GIVEN EXERCISE: Go over the entries below line by line, copying each one that contains the word "standalone".

TASK MATERIAL:
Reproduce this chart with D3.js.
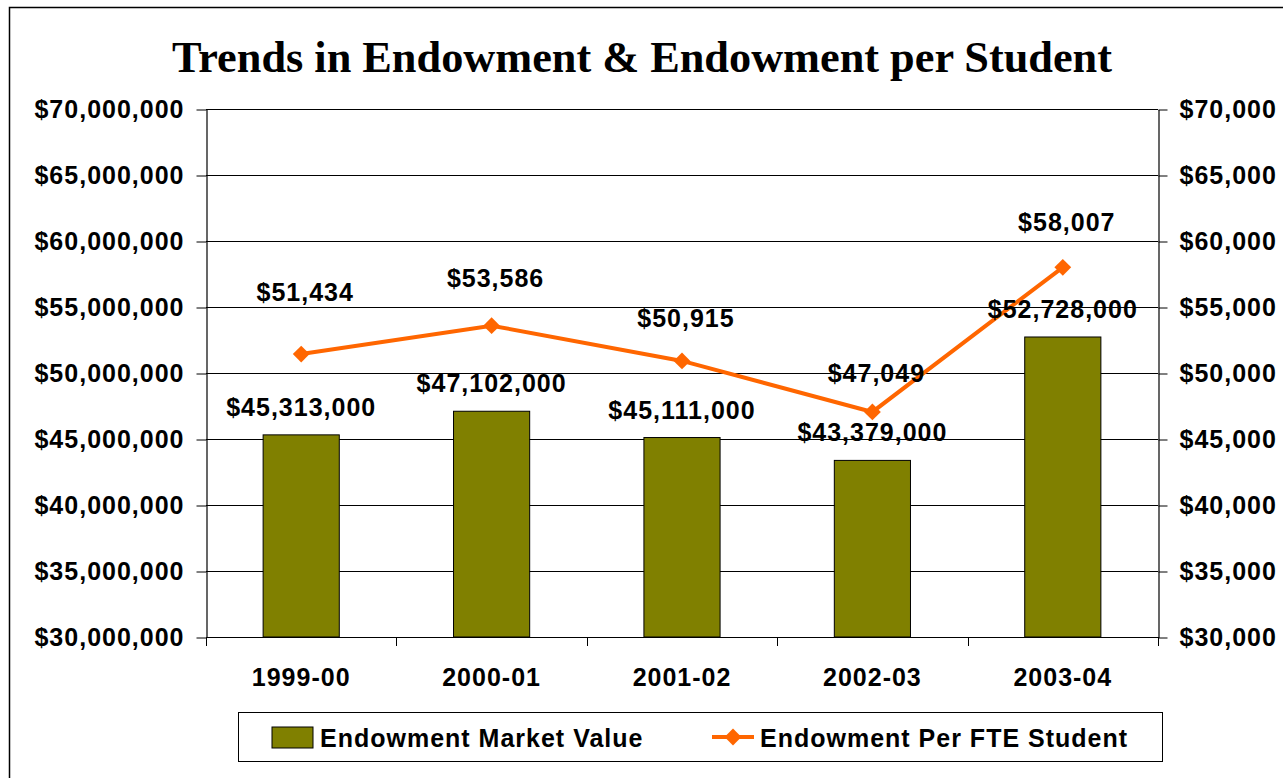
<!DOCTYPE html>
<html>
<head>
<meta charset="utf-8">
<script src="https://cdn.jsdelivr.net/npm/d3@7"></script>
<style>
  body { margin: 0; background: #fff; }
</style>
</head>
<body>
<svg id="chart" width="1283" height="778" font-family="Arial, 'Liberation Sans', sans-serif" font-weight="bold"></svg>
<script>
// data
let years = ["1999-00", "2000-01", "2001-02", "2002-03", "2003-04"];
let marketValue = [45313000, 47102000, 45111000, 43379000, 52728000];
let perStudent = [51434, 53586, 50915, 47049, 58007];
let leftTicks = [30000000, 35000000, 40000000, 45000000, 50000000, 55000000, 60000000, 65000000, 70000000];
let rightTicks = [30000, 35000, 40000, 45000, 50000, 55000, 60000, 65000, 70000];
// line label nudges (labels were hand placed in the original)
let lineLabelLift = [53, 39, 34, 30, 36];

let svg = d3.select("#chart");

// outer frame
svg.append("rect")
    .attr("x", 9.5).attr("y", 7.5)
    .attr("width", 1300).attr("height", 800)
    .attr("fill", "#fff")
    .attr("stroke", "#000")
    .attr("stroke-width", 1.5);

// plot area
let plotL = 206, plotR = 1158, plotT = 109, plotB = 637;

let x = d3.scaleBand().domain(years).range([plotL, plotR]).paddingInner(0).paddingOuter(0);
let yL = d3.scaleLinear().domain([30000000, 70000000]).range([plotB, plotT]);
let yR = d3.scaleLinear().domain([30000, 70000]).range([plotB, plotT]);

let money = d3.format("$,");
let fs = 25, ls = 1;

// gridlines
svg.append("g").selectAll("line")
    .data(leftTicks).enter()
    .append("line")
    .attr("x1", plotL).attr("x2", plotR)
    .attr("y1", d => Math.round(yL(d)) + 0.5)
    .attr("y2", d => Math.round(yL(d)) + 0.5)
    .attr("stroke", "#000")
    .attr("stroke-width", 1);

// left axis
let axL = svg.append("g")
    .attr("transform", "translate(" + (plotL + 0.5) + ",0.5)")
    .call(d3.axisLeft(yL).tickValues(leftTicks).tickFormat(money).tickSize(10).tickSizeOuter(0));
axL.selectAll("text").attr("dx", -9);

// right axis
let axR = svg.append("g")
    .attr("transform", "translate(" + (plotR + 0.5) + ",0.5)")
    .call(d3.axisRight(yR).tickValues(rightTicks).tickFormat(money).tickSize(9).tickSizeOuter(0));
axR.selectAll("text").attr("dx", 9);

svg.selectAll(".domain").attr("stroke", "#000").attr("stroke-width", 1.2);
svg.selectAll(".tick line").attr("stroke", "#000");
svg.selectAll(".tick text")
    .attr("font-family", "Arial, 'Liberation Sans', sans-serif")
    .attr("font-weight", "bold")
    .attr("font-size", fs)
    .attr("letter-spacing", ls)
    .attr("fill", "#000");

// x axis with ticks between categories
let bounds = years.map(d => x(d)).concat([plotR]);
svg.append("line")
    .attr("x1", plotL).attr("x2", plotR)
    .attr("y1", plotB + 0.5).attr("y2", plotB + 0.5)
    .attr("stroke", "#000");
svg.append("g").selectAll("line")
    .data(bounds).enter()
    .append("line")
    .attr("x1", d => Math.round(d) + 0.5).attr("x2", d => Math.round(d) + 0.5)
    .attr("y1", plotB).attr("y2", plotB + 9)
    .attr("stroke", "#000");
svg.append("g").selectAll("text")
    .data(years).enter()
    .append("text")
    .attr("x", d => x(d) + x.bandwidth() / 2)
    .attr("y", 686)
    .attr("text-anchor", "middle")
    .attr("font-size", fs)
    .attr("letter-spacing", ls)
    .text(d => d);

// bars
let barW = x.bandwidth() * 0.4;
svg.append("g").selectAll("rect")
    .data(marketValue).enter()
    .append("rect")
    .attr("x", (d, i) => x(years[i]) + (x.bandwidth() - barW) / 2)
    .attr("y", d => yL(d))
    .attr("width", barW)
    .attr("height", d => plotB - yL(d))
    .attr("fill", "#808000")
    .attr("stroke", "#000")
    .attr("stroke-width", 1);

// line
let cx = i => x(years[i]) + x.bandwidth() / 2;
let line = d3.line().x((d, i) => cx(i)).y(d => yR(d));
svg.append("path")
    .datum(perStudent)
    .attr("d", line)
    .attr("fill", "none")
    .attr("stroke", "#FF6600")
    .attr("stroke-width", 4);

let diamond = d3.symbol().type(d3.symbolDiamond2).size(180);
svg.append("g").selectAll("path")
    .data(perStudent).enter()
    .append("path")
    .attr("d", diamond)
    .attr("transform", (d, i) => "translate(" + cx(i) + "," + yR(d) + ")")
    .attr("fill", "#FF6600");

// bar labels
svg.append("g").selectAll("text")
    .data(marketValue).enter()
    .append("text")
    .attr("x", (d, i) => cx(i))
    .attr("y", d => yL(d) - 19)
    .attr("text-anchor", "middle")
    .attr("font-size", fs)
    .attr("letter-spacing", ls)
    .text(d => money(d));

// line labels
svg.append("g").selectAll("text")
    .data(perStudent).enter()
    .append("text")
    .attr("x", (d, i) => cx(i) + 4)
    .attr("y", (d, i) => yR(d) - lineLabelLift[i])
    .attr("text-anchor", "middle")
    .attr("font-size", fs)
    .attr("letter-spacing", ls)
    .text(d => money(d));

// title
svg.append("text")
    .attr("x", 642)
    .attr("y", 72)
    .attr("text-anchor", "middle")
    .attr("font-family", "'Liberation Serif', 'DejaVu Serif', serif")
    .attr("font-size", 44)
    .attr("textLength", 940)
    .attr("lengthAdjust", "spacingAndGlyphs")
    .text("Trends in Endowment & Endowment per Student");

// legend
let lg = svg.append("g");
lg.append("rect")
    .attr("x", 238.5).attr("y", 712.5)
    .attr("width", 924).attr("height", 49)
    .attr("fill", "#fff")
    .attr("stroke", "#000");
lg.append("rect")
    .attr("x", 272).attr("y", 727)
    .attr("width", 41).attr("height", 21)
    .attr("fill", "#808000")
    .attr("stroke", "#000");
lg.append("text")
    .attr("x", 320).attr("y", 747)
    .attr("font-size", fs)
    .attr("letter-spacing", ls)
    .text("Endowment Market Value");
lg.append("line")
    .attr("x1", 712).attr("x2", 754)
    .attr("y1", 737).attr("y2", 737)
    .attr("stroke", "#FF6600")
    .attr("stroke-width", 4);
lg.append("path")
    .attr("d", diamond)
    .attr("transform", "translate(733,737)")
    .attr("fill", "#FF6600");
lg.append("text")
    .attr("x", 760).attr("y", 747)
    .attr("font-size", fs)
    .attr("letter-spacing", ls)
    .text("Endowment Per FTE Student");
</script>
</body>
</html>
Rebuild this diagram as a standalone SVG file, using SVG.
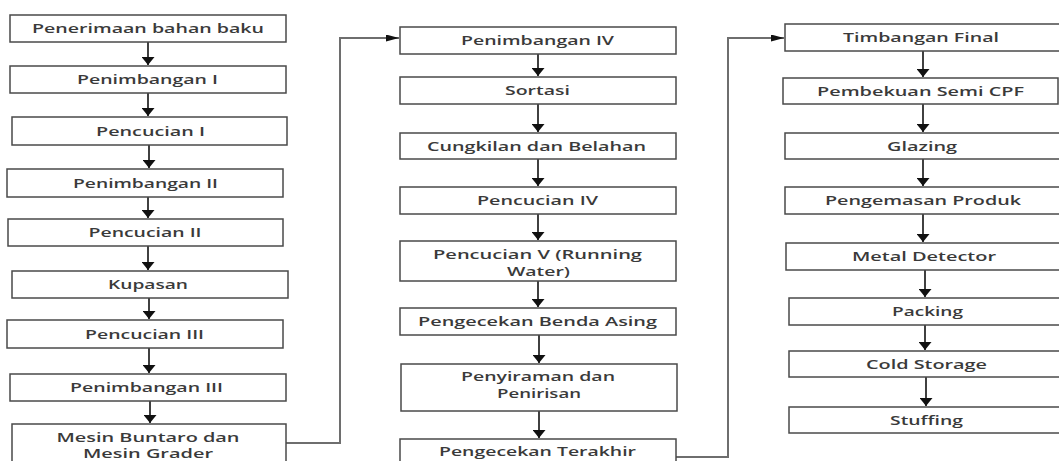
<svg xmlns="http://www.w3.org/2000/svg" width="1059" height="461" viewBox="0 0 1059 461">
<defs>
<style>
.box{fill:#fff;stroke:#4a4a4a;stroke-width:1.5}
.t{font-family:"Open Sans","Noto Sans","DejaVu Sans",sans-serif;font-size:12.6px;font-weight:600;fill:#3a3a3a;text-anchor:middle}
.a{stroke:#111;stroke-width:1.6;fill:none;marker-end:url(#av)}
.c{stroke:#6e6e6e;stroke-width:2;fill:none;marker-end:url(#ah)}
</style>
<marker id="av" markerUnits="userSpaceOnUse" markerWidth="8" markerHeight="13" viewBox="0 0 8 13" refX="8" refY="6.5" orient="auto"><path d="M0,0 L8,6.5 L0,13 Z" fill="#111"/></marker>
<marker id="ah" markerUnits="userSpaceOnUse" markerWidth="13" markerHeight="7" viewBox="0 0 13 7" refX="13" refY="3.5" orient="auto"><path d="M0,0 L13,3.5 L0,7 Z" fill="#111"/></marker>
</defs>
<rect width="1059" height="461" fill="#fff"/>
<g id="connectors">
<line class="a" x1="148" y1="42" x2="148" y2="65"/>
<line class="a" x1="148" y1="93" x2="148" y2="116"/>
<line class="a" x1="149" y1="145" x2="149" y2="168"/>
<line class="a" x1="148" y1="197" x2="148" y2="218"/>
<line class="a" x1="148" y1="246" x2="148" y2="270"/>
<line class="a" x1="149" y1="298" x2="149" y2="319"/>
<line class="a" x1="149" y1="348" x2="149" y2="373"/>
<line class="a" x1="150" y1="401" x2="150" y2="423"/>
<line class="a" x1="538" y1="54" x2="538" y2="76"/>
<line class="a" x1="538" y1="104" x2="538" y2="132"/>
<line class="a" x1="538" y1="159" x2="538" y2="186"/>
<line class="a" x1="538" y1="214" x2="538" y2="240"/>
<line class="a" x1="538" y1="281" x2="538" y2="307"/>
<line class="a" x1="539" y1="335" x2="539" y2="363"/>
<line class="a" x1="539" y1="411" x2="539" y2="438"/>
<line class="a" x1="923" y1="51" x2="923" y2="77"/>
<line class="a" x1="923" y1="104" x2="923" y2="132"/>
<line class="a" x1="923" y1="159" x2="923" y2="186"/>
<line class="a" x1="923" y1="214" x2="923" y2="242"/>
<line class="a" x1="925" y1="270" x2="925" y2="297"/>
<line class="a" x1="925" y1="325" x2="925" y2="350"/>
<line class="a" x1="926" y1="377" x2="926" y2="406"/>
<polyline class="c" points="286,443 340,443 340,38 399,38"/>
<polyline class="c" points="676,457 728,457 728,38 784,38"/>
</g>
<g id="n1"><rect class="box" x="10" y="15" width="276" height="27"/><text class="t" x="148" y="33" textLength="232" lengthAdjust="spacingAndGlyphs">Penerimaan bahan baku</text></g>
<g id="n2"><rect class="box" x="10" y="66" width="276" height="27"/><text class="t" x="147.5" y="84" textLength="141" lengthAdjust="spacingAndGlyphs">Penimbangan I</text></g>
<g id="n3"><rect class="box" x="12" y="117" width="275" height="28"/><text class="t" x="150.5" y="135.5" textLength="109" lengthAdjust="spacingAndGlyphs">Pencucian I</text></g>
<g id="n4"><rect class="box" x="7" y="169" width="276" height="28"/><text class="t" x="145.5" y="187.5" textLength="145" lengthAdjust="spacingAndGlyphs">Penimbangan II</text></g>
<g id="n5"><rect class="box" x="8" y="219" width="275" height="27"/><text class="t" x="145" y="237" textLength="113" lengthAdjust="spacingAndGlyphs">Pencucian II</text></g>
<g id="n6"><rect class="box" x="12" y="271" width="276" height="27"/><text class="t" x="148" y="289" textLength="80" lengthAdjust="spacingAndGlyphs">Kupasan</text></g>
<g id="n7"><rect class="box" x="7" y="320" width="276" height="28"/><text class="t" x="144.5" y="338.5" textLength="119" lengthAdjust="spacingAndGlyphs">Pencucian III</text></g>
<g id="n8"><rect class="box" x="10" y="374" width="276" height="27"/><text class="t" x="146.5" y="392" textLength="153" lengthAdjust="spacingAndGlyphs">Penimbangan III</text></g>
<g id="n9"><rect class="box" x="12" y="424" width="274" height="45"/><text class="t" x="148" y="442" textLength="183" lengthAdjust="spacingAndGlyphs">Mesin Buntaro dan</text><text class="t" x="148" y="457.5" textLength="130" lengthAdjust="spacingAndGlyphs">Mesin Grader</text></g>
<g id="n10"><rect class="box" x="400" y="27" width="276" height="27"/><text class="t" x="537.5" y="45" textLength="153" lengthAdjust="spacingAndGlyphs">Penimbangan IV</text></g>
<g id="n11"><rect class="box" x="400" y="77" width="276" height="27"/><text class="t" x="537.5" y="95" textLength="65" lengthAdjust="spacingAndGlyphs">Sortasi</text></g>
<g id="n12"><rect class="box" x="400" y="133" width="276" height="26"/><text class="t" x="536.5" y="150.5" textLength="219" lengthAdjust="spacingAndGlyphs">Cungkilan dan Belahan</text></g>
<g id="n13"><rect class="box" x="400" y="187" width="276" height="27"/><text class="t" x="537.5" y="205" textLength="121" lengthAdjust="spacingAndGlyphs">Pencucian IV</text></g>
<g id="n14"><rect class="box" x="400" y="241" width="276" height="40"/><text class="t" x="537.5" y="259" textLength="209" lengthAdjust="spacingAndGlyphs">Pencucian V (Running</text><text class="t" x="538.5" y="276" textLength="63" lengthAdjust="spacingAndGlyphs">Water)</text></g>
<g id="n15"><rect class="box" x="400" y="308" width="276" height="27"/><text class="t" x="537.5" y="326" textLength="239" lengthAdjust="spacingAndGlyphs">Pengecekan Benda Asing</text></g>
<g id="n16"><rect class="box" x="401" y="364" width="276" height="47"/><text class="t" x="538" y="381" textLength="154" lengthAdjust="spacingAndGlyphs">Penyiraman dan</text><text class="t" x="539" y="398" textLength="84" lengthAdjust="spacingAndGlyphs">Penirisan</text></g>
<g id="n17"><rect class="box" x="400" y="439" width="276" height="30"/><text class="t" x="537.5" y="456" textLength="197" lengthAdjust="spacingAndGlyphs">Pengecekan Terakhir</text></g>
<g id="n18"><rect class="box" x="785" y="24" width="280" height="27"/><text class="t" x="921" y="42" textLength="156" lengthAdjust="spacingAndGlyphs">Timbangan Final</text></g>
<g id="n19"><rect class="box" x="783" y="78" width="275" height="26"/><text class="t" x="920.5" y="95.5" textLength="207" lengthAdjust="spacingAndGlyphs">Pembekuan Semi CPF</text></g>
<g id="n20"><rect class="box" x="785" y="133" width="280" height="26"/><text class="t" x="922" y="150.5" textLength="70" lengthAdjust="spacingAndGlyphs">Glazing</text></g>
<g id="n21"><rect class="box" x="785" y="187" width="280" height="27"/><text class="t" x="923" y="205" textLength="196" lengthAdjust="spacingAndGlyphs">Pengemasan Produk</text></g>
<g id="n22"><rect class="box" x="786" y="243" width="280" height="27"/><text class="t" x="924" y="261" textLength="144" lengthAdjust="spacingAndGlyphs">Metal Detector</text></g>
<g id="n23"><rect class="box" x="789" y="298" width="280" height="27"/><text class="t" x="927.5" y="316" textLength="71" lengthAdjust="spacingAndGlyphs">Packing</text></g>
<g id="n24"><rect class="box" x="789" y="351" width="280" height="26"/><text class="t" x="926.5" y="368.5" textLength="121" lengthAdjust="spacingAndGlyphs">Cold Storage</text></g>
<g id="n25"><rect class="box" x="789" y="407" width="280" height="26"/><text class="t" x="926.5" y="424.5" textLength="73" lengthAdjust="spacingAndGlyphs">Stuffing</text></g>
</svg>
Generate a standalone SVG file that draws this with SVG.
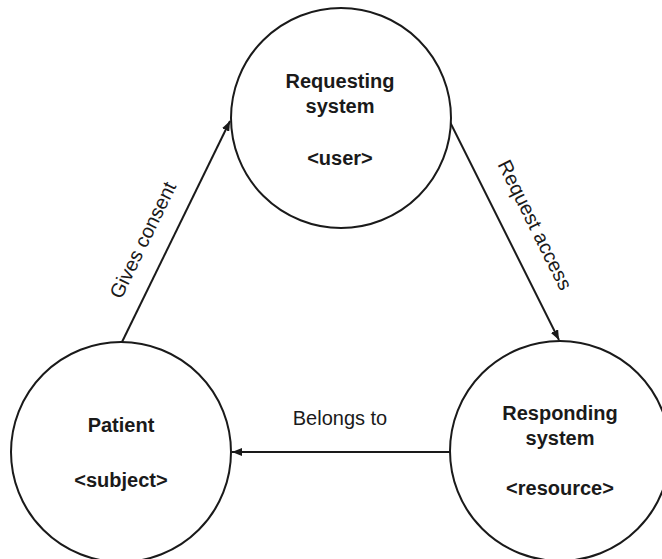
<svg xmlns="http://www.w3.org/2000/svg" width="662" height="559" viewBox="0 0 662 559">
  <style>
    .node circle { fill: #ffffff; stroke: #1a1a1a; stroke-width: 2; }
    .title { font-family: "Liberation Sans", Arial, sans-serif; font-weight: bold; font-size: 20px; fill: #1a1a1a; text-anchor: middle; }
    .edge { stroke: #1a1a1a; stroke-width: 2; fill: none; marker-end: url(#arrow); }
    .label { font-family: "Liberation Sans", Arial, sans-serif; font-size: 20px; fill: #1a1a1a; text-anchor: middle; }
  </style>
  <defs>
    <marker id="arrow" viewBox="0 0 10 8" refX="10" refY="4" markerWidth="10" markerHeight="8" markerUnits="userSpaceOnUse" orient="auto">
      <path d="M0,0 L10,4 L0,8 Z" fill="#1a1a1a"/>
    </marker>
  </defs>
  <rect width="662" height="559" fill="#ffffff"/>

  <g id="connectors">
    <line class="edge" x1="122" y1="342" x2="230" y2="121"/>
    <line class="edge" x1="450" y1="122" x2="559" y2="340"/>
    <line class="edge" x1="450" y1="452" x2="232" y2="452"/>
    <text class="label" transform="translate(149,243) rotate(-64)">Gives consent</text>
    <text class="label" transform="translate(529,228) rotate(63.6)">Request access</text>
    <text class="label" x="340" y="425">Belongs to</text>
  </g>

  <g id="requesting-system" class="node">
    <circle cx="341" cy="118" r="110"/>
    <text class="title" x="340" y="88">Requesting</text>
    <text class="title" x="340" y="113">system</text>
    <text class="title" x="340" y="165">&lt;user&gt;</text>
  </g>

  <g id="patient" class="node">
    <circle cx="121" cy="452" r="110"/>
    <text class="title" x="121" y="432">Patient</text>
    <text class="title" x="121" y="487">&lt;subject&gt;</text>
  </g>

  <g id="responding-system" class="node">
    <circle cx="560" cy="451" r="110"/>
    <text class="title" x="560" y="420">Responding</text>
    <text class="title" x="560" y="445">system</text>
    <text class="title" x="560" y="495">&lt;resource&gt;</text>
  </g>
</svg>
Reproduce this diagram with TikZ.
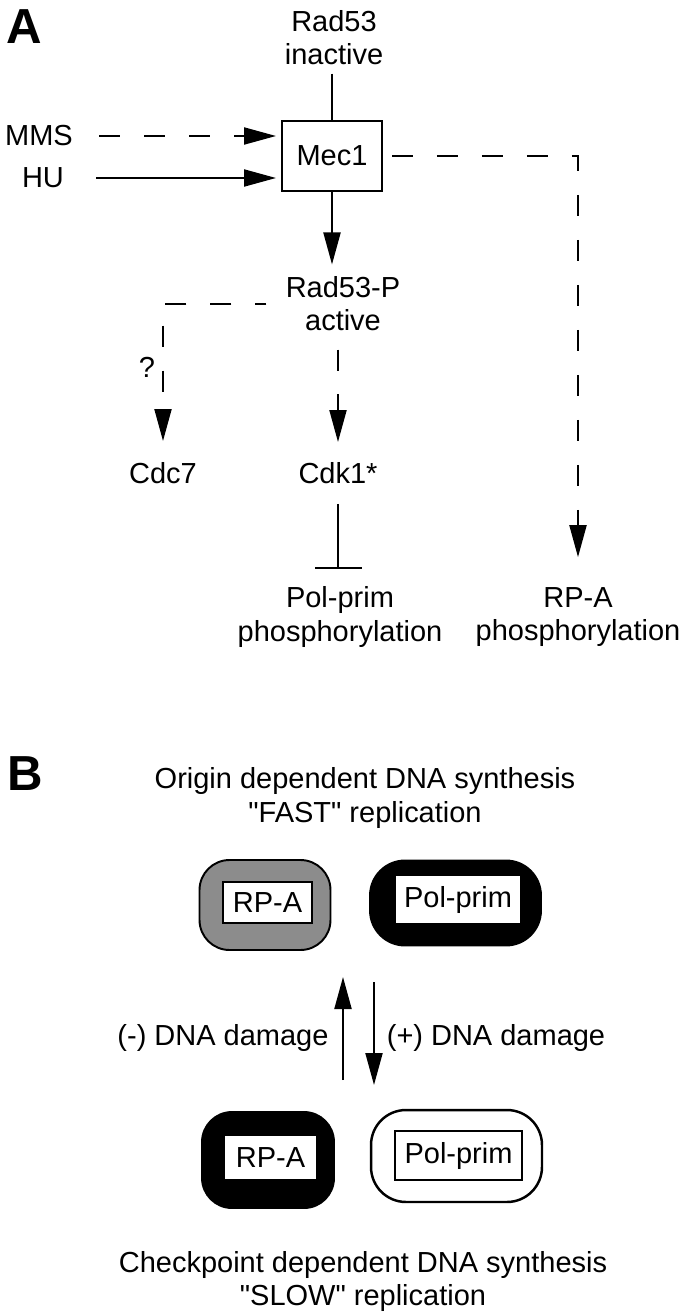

EXPECTED ANSWER:
Rebuild this diagram as a standalone SVG file, using SVG.
Generate a standalone SVG file that draws this with SVG.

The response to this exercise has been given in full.